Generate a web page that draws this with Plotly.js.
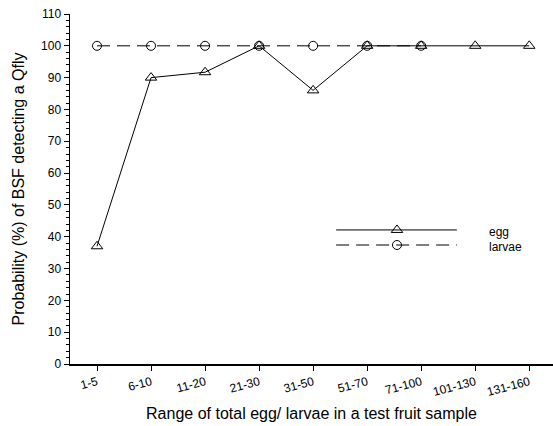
<!DOCTYPE html>
<html>
<head>
<meta charset="utf-8">
<script src="https://cdn.plot.ly/plotly-3.0.1.min.js"></script>
<style>html,body{margin:0;padding:0;background:#fff;}#chart{width:553px;height:426px;}</style>
</head>
<body>
<div id="chart"></div>
<script>
const categories = ["1-5","6-10","11-20","21-30","31-50","51-70","71-100","101-130","131-160"];
const eggValues = [37, 90, 91.7, 100, 86, 100, 100, 100, 100];
const larvaeCategories = ["1-5","6-10","11-20","21-30","31-50","51-70","71-100"];
const larvaeValues = [100, 100, 100, 100, 100, 100, 100];
const seriesNames = ["egg", "larvae"];

const font = "Liberation Sans, Arial, sans-serif";
const larvaeDash = "13px,7px";

const traces = [
  {
    x: larvaeCategories, y: larvaeValues, type: "scatter", mode: "lines+markers",
    line: {color: "#000", width: 1, dash: larvaeDash},
    marker: {symbol: "circle-open", size: 9, color: "#000", line: {width: 1, color: "#000"}},
    showlegend: false, cliponaxis: false
  },
  {
    x: categories, y: eggValues, type: "scatter", mode: "lines+markers",
    line: {color: "#000", width: 1},
    marker: {symbol: "triangle-up-open", size: 10, color: "#000", line: {width: 1, color: "#000"}},
    showlegend: false, cliponaxis: false
  },
  // legend samples on an invisible overlay axis (0..1 fractions of the plot area)
  {
    x: [0.551, 0.677, 0.801], y: [0.383, 0.383, 0.383], xaxis: "x2", yaxis: "y2",
    type: "scatter", mode: "lines", line: {color: "#000", width: 1}, showlegend: false, hoverinfo: "skip"
  },
  {
    x: [0.677], y: [0.383], xaxis: "x2", yaxis: "y2", type: "scatter", mode: "markers",
    marker: {symbol: "triangle-up-open", size: 10, color: "#000", line: {width: 1, color: "#000"}},
    showlegend: false, hoverinfo: "skip"
  },
  {
    x: [0.551, 0.677, 0.801], y: [0.34, 0.34, 0.34], xaxis: "x2", yaxis: "y2",
    type: "scatter", mode: "lines", line: {color: "#000", width: 1, dash: larvaeDash}, showlegend: false, hoverinfo: "skip"
  },
  {
    x: [0.677], y: [0.34], xaxis: "x2", yaxis: "y2", type: "scatter", mode: "markers",
    marker: {symbol: "circle-open", size: 9, color: "#000", line: {width: 1, color: "#000"}},
    showlegend: false, hoverinfo: "skip"
  }
];

const layout = {
  width: 553, height: 426,
  margin: {l: 70, r: 0, t: 14, b: 62},
  paper_bgcolor: "#fff", plot_bgcolor: "#fff",
  font: {family: font, color: "#000", size: 12},
  showlegend: false,
  xaxis: {
    type: "category", categoryorder: "array", categoryarray: categories,
    range: [-0.5, 8.44],
    showgrid: false, zeroline: false, showline: true, linecolor: "#000", linewidth: 1.5,
    ticks: "outside", ticklen: 5, tickcolor: "#000", tickwidth: 1,
    tickangle: -15, tickfont: {size: 12, family: font},
    title: {text: "Range of total egg/ larvae in a test fruit sample", font: {size: 16, family: font}, standoff: 10}
  },
  yaxis: {
    range: [0, 110], dtick: 10, tick0: 0,
    showgrid: false, zeroline: false, showline: true, linecolor: "#000", linewidth: 1.5,
    ticks: "outside", ticklen: 5, tickcolor: "#000", tickwidth: 1,
    minor: {dtick: 2, ticks: "outside", ticklen: 3, tickcolor: "#000", tickwidth: 1, showgrid: false},
    tickfont: {size: 12, family: font},
    title: {text: "Probability (%) of BSF detecting a Qfly", font: {size: 16, family: font}, standoff: 12}
  },
  xaxis2: {overlaying: "x", range: [0, 1], visible: false, fixedrange: true},
  yaxis2: {overlaying: "y", range: [0, 1], visible: false, fixedrange: true},
  annotations: [
    {xref: "x2", yref: "y2", x: 0.863, y: 0.378, text: seriesNames[0], showarrow: false, xanchor: "left", yanchor: "middle", font: {size: 12, family: font}},
    {xref: "x2", yref: "y2", x: 0.863, y: 0.335, text: seriesNames[1], showarrow: false, xanchor: "left", yanchor: "middle", font: {size: 12, family: font}}
  ]
};

Plotly.newPlot("chart", traces, layout, {displayModeBar: false, staticPlot: true});
</script>
</body>
</html>
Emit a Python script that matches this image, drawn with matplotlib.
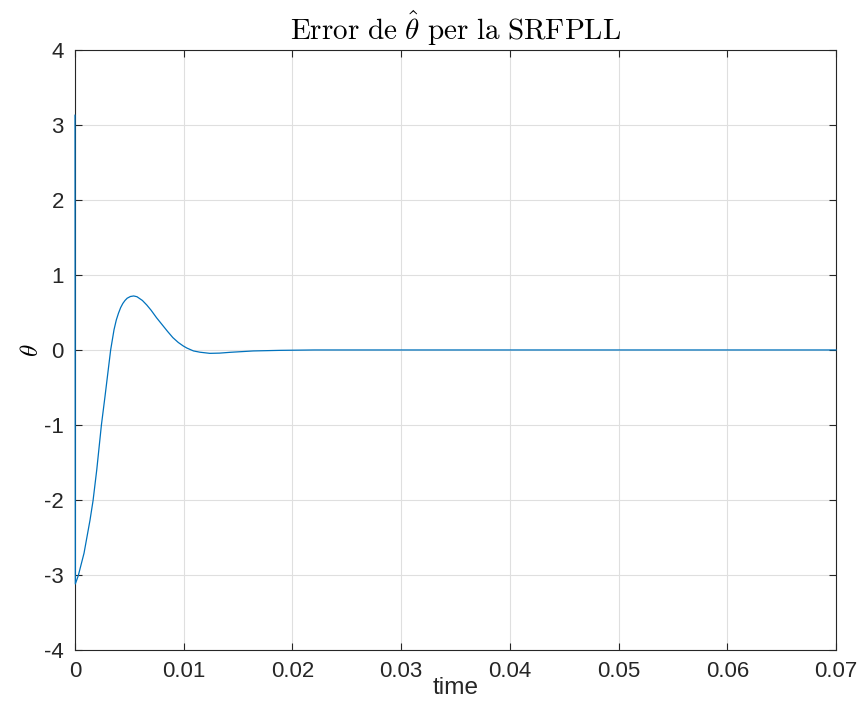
import matplotlib.pyplot as plt
import matplotlib

matplotlib.rc('font', family='Liberation Sans', size=16)
matplotlib.rcParams['mathtext.fontset'] = 'cm'
matplotlib.rcParams['axes.unicode_minus'] = False

# values
time = [0.0, 0.00003, 0.0003, 0.00083, 0.00138, 0.00166, 0.0020, 0.00243,
        0.00276, 0.00328, 0.00359, 0.0038, 0.004, 0.0042, 0.0044, 0.0046,
        0.0048, 0.0051, 0.0054, 0.0057, 0.0062, 0.0066, 0.0070, 0.0075,
        0.0080, 0.0085, 0.0090, 0.0095, 0.00996, 0.0103, 0.0109, 0.0115,
        0.0124, 0.0133, 0.0143, 0.0164, 0.0189, 0.022, 0.03, 0.05, 0.07]
err = [3.13, -3.12, -3.01, -2.71, -2.27, -2.01, -1.6, -1.0,
       -0.62, 0.0, 0.27, 0.40, 0.49, 0.565, 0.62, 0.66,
       0.69, 0.713, 0.72, 0.71, 0.66, 0.6, 0.53, 0.43,
       0.34, 0.25, 0.165, 0.10, 0.053, 0.025, -0.013, -0.03,
       -0.045, -0.042, -0.031, -0.013, -0.005, 0.0, 0.0, 0.0, 0.0]

xticks = [0, 0.01, 0.02, 0.03, 0.04, 0.05, 0.06, 0.07]
xticklabels = ['0', '0.01', '0.02', '0.03', '0.04', '0.05', '0.06', '0.07']
yticks = [-4, -3, -2, -1, 0, 1, 2, 3, 4]

fig = plt.figure(figsize=(8.6, 7.23), dpi=100)
ax = fig.add_axes([0.0872, 0.101, 0.8849, 0.8299])

ax.plot(time, err, color='#0072BD', linewidth=0.9, zorder=5, clip_on=False)

ax.set_xlim(0, 0.07)
ax.set_ylim(-4, 4)
ax.set_xticks(xticks)
ax.set_xticklabels(xticklabels)
ax.set_yticks(yticks)
ax.set_yticklabels([str(v) for v in yticks])

ax.grid(True, color='#dfdfdf', linewidth=0.8)
ax.set_axisbelow(True)
ax.tick_params(direction='in', length=5, width=0.8, top=True, right=True,
               colors='#262626', labelcolor='#262626', labelsize=16)
ax.tick_params(axis='x', pad=8)
ax.tick_params(axis='y', pad=8)
for s in ax.spines.values():
    s.set_color('#262626')
    s.set_linewidth(0.8)

ax.set_title(r'$\mathrm{Error\ de\ }\hat{\theta}\mathrm{\ per\ la\ SRFPLL}$',
             fontsize=21, pad=7)
ax.set_xlabel('time', fontsize=17.6, color='#262626', labelpad=-4)
ax.set_ylabel(r'$\theta$', fontsize=18, labelpad=1)

fig.savefig('out.png', dpi=100)
plt.close(fig)
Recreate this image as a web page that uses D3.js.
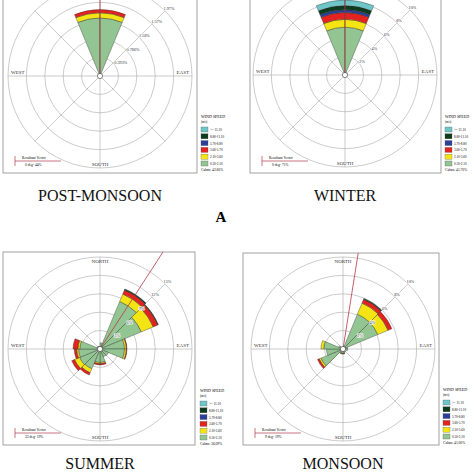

==================================================

_STATED EXERCISE_
Look above for the line with "Emit a Python", then print it and each line after it down to and including the line with "s.set_linewidth(0.8)". Leave out the pictures and keep the wording exact.

_EXERCISE OUTPUT_
Emit a Python script that matches this image, drawn with matplotlib.
import matplotlib.pyplot as plt
import matplotlib

matplotlib.rc('font', family='Liberation Sans', size=16)
matplotlib.rcParams['mathtext.fontset'] = 'cm'
matplotlib.rcParams['axes.unicode_minus'] = False

# values
time = [0.0, 0.00003, 0.0003, 0.00083, 0.00138, 0.00166, 0.0020, 0.00243,
        0.00276, 0.00328, 0.00359, 0.0038, 0.004, 0.0042, 0.0044, 0.0046,
        0.0048, 0.0051, 0.0054, 0.0057, 0.0062, 0.0066, 0.0070, 0.0075,
        0.0080, 0.0085, 0.0090, 0.0095, 0.00996, 0.0103, 0.0109, 0.0115,
        0.0124, 0.0133, 0.0143, 0.0164, 0.0189, 0.022, 0.03, 0.05, 0.07]
err = [3.13, -3.12, -3.01, -2.71, -2.27, -2.01, -1.6, -1.0,
       -0.62, 0.0, 0.27, 0.40, 0.49, 0.565, 0.62, 0.66,
       0.69, 0.713, 0.72, 0.71, 0.66, 0.6, 0.53, 0.43,
       0.34, 0.25, 0.165, 0.10, 0.053, 0.025, -0.013, -0.03,
       -0.045, -0.042, -0.031, -0.013, -0.005, 0.0, 0.0, 0.0, 0.0]

xticks = [0, 0.01, 0.02, 0.03, 0.04, 0.05, 0.06, 0.07]
xticklabels = ['0', '0.01', '0.02', '0.03', '0.04', '0.05', '0.06', '0.07']
yticks = [-4, -3, -2, -1, 0, 1, 2, 3, 4]

fig = plt.figure(figsize=(8.6, 7.23), dpi=100)
ax = fig.add_axes([0.0872, 0.101, 0.8849, 0.8299])

ax.plot(time, err, color='#0072BD', linewidth=0.9, zorder=5, clip_on=False)

ax.set_xlim(0, 0.07)
ax.set_ylim(-4, 4)
ax.set_xticks(xticks)
ax.set_xticklabels(xticklabels)
ax.set_yticks(yticks)
ax.set_yticklabels([str(v) for v in yticks])

ax.grid(True, color='#dfdfdf', linewidth=0.8)
ax.set_axisbelow(True)
ax.tick_params(direction='in', length=5, width=0.8, top=True, right=True,
               colors='#262626', labelcolor='#262626', labelsize=16)
ax.tick_params(axis='x', pad=8)
ax.tick_params(axis='y', pad=8)
for s in ax.spines.values():
    s.set_color('#262626')
    s.set_linewidth(0.8)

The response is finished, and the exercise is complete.